Practical Django Projects: Writer better web applications faster, and learn how to build up your own reusable code library (buy)
James Bennett, Django Release Manager
Apress 256 pages
Any web developer worth their salt has undoubtedly spent significant amounts of time and billable hours building (and re-building) a library of reusable code to ease future development investment on their part. If you’ve made it that far, then you’ve probably also come to a point when you’ve scrapped all the code you wrote and picked from one of the many open-source web frameworks that have done all those tasks (and more), done them well, and that--most importantly--other people maintain.
When many individuals took their first steps in web development, they were forced to write much of their code from scratch. That includes handling cookies and sessions, talking with the database and building your own SQL queries, engineering some sort of templating system (or none at all in much of PHP development), and many more man-hours of boilerplate.
These days, from ColdFusion, Ruby, PHP, Perl, to Python, developers at all levels are turning to web frameworks to do much of the dirty work.
Django is a Python-powered web framework and it's one that I’ve been a following closely since its public inception. Django has had some big wins lately with Goolge’s App Engine and is well on its way to a 1.0 release. Django has been heralded as a well-managed and disciplined open-source project that has managed to garner praise for it’s stability and performance.

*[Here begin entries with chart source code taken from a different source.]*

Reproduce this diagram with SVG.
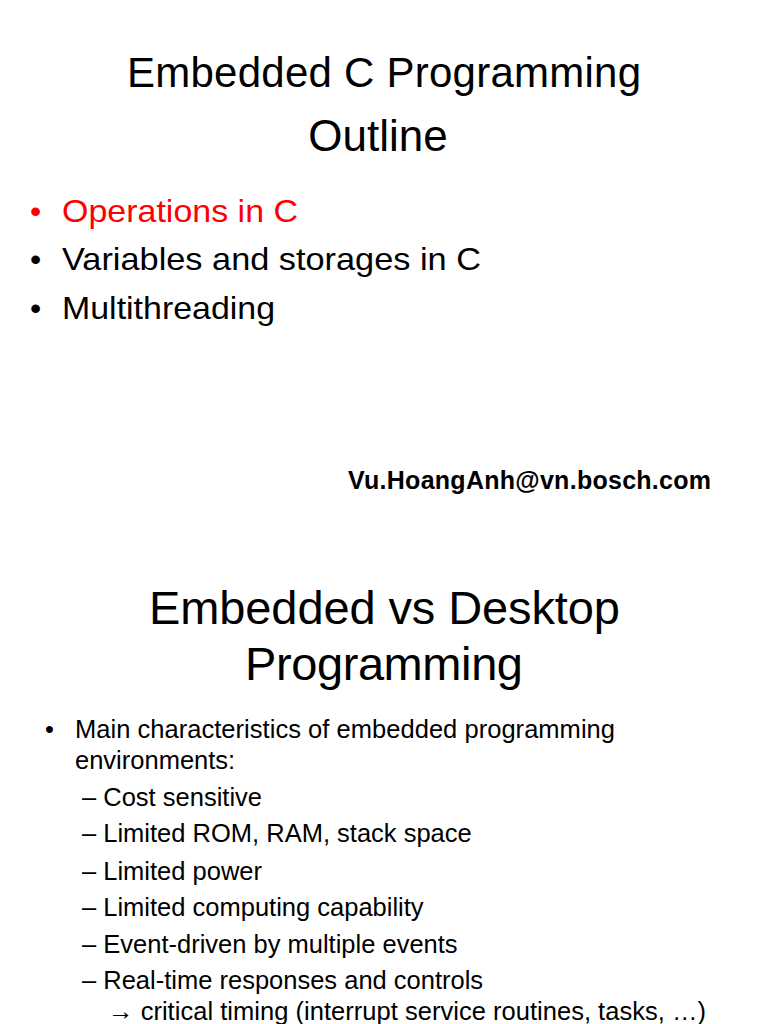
<svg xmlns="http://www.w3.org/2000/svg" width="768" height="1024" viewBox="0 0 768 1024">
<style>
text{font-family:"Liberation Sans",Arial,sans-serif;fill:#000}
.t{text-anchor:middle}
.b{font-size:32px}
.s{font-size:25.5px}
</style>
<rect width="768" height="1024" fill="#fff"/>
<g id="slide1">
<text x="127" y="87" font-size="42" textLength="514">Embedded C Programming</text>
<text class="t" x="378" y="151" font-size="44">Outline</text>
<text class="b" x="30" y="222" style="fill:#f00">•</text><text class="b" x="62" y="222" style="fill:#f00" textLength="236" lengthAdjust="spacingAndGlyphs">Operations in C</text>
<text class="b" x="30" y="270">•</text><text class="b" x="62" y="270" textLength="419" lengthAdjust="spacingAndGlyphs">Variables and storages in C</text>
<text class="b" x="30" y="319">•</text><text class="b" x="62" y="319" textLength="213" lengthAdjust="spacingAndGlyphs">Multithreading</text>
<text x="348" y="489" font-size="25" font-weight="bold" textLength="363">Vu.HoangAnh@vn.bosch.com</text>
</g>
<g id="slide2">
<text x="149" y="624" font-size="47" textLength="471">Embedded vs Desktop</text>
<text x="245" y="680" font-size="47" textLength="278">Programming</text>
<text class="s" x="45" y="738">•</text><text class="s" x="75" y="738" textLength="540">Main characteristics of embedded programming</text>
<text class="s" x="75" y="769">environments:</text>
<text class="s" x="82" y="806">– Cost sensitive</text>
<text class="s" x="82" y="842">– Limited ROM, RAM, stack space</text>
<text class="s" x="82" y="880">– Limited power</text>
<text class="s" x="82" y="916">– Limited computing capability</text>
<text class="s" x="82" y="953">– Event-driven by multiple events</text>
<text class="s" x="82" y="989">– Real-time responses and controls</text>
<text class="s" x="108" y="1020" textLength="598">→ critical timing (interrupt service routines, tasks, …)</text>
</g>
</svg>
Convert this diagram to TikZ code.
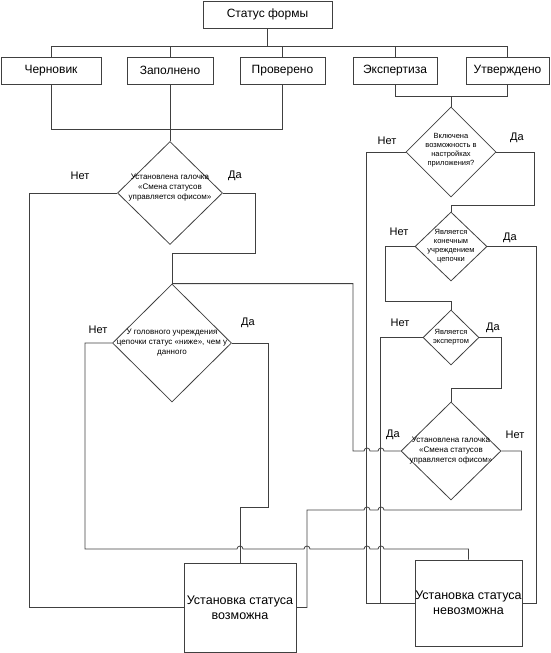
\documentclass[tikz,border=0pt]{standalone}
\usepackage{fontspec}
\setmainfont{Liberation Sans}
\usepgflibrary{shapes}

\begin{document}
\begin{tikzpicture}[x=1pt,y=-1pt,
  box/.style={draw=black!75, line width=0.8pt, minimum height=27pt, inner sep=0pt, font=\fontsize{12}{14}\selectfont},
  bigbox/.style={draw=black!75, line width=0.8pt, inner sep=0pt, align=center, font=\fontsize{12.5}{15}\selectfont},
  cond/.style={diamond, draw=black!75, line width=0.8pt, inner sep=0pt},
  ctext/.style={align=center, inner sep=0pt, font=\fontsize{8}{10}\selectfont},
  stext/.style={align=center, inner sep=0pt, font=\fontsize{7.5}{9}\selectfont},
  lbl/.style={inner sep=0pt, font=\fontsize{11}{13}\selectfont},
  wire/.style={draw=black!75, line width=0.8pt}]
      \useasboundingbox (0,0) rectangle (550,653);
      \node[box, minimum width=129pt] (status) at (267.5,14.5) {Статус формы};
      \node[box, minimum width=100pt] (cher) at (51,70.5) {Черновик};
      \node[box, minimum width=86pt] (zap) at (170,70.5) {Заполнено};
      \node[box, minimum width=85pt] (prov) at (282.5,70.5) {Проверено};
      \node[box, minimum width=84pt] (eksp) at (395,70.5) {Экспертиза};
      \node[box, minimum width=83pt] (utv) at (507.5,70.5) {Утверждено};
      \node[bigbox, minimum width=112pt, minimum height=89pt] (ok) at (240,607.5) {Установка статуса\\возможна};
      \node[bigbox, minimum width=107pt, minimum height=86pt] (nok) at (468.5,603) {Установка статуса\\невозможна};
      \node[cond, minimum width=105pt, minimum height=103pt, label={[ctext, yshift=5pt]center:{Установлена галочка\\«Смена статусов\\управляется офисом»}}] (d1) at (170,193) {};
      \node[cond, minimum width=119pt, minimum height=118pt, label={[ctext]center:{У головного учреждения\\цепочки статус «ниже», чем у\\данного}}] (d2) at (172,343) {};
      \node[cond, minimum width=90pt, minimum height=90pt, label={[stext, yshift=2pt]center:{Включена\\возможность в\\настройках\\приложения?}}] (d3) at (451,152) {};
      \node[cond, minimum width=72pt, minimum height=69pt, label={[stext]center:{Является\\конечным\\учреждением\\цепочки}}] (d4) at (451,246.5) {};
      \node[cond, minimum width=56pt, minimum height=55pt, label={[stext]center:{Является\\экспертом}}] (d5) at (451,337.5) {};
      \node[cond, minimum width=100pt, minimum height=98pt, label={[ctext]center:{Установлена галочка\\«Смена статусов\\управляется офисом»}}] (d6) at (451,451) {};
      \coordinate (bus) at (267.5,46);
      \coordinate (j1) at (170,129);
      \coordinate (j2) at (451,96);
      \draw[wire] (status.south) -- (bus);
      \draw[wire] (bus) -| (cher.north);
      \draw[wire] (bus) -| (zap.north);
      \draw[wire] (bus) -| (prov.north);
      \draw[wire] (bus) -| (eksp.north);
      \draw[wire] (bus) -| (utv.north);
      \draw[wire] (cher.south) |- (j1);
      \draw[wire] (prov.south) |- (j1);
      \draw[wire] (zap.south) -- (d1.north);
      \draw[wire] (eksp.south) |- (j2);
      \draw[wire] (utv.south) |- (j2);
      \draw[wire] (j2) -- (d3.north);
      \draw[wire] (d1.west) -- ++(-87.5,0) |- (ok.west);
      \draw[wire] (d1.east) -| ++(32,60) -| (d2.north);
      \draw[wire] (d2.west) -| (85,549) -- (237,549) arc (180:0:3pt) -- (304,549) arc (180:0:3pt) -- (364,549) arc (180:0:3pt) -- (378,549) arc (180:0:3pt) -| (nok.north);
      \draw[wire] (d2.east) -| ++(36,164) -| (ok.north);
      \draw[wire] (d3.west) -- ++(-39,0) |- (nok.west);
      \draw[wire] (d3.east) -| ++(38,53) -| (d4.north);
      \draw[wire] (d4.west) -| ++(-29,55) -| (d5.north);
      \draw[wire] (d4.east) -- ++(49,0) |- (nok.east);
      \draw[wire] (d5.west) -- ++(-42,0) |- (nok.west);
      \draw[wire] (d5.east) -| ++(22,51) -| (d6.north);
      \draw[wire] (d6.west) -- (384,451) arc (0:180:3pt) -- (370,451) arc (0:180:3pt) -- (353,451) |- (d2.north);
      \draw[wire] (d6.east) -| ++(20,59) -- (384,510) arc (0:180:3pt) -- (370,510) arc (0:180:3pt) -- (307,510) |- (ok.east);
      \node[lbl] (n1) at (80,176) {Нет};
      \node[lbl] (y1) at (235,176) {Да};
      \node[lbl] (n2) at (98,330) {Нет};
      \node[lbl] (y2) at (248,323) {Да};
      \node[lbl] (n3) at (387,141) {Нет};
      \node[lbl] (y3) at (517,138) {Да};
      \node[lbl] (n4) at (399,232) {Нет};
      \node[lbl] (y4) at (510,238) {Да};
      \node[lbl] (n5) at (400,323) {Нет};
      \node[lbl] (y5) at (493,328) {Да};
      \node[lbl] (y6) at (393,435) {Да};
      \node[lbl] (n6) at (515,435) {Нет};
   \end{tikzpicture}
\end{document}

Practical Django Projects is an excellent book that goes well beyond The Definitive Guide to Django, which marches through each major bit of Django with basic examples of these features. The main downfall of the Definitive Guide was that while it is extremely illustrative of the different parts of the framework, it has little to no example of how to build a real-world project you might present to a client.
This book has a strong focus on building real, battle-tested web applications from the ground up and is split into four logical portions which are prefaced with a brief introduction to Python, Django, and web frameworks themselves.